Walking Oscar possède cette grâce: il fait de nous des somnanbules. Cela tient d'abord au texte qui sous-tend la déambulation: Walking Oscar est une enquête sur soi menée par le Néerlandais Oscar Van den Boogaard – auteur de La Mort de l'amour. C'est sa quête qui s'imprime pendant toute la représentation sur l'écran transparent qui nous sépare des interprètes. C'est sa méditation qu'une voix relate en anglais. Nous voici alors entraînés dans les ruelles de son enfance, dans les alcôves de ses maîtresses, dans le tombeau d'une adorée.
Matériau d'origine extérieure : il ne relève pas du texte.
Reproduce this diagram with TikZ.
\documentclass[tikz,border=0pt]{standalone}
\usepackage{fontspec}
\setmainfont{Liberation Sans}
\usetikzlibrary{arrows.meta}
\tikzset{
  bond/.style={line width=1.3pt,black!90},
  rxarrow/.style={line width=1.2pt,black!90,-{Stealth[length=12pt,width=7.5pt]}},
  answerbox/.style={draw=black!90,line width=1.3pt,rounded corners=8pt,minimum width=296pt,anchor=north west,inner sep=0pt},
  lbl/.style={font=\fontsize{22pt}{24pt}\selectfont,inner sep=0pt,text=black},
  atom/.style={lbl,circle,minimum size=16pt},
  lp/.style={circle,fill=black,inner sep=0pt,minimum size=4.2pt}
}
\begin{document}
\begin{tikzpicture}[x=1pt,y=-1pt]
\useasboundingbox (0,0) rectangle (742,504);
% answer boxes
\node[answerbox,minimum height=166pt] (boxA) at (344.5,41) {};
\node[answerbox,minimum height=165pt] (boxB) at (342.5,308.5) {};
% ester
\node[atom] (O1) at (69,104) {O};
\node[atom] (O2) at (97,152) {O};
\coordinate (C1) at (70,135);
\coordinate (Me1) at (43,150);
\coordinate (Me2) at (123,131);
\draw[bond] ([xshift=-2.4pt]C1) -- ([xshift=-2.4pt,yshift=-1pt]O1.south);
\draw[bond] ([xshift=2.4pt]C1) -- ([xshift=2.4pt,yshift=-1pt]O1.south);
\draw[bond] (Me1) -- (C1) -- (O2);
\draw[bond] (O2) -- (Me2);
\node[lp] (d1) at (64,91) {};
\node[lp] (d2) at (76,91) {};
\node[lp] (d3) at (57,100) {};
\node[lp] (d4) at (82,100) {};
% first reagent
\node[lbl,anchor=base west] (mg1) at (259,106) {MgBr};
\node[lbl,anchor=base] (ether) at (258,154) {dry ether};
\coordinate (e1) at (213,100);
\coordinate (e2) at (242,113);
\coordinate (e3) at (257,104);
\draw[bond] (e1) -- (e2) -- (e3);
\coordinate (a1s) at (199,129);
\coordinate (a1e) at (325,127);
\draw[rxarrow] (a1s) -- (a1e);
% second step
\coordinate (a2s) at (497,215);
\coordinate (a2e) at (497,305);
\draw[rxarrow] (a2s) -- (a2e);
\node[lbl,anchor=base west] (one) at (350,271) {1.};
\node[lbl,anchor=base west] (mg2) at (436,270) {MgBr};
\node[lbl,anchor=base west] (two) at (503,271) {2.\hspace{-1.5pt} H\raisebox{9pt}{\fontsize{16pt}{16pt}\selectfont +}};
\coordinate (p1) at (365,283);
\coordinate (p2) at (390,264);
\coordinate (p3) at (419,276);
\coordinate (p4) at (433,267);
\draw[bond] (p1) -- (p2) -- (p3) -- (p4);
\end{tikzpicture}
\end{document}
Cela, c'est ce que la voix dit – ce que le somnanbule de service a cru entendre. Sur scène, un pianiste imprime son velouté élégiaque. Une Miss Monde chante comme à Broadway. Miel pour soigner l'amertume. Et puis soudain, c'est à se tordre. Un homme, une femme cherchent les gestes de l'amour, manipulés, comme les marionnettes géantes du bunraku japonais, par des ombres. Pendant cette danse désarticulée, on entend une femme répéter les mots d'un professeur d'anglais. Jeu de tâtonnements. Préliminaires tendres à l'aveugle. Ces amants s'oublieront. C'est dans le texte de Boogaard. Serge Gainsbourg chantait: "L'amnésie a le pouvoir/D'la magie noire."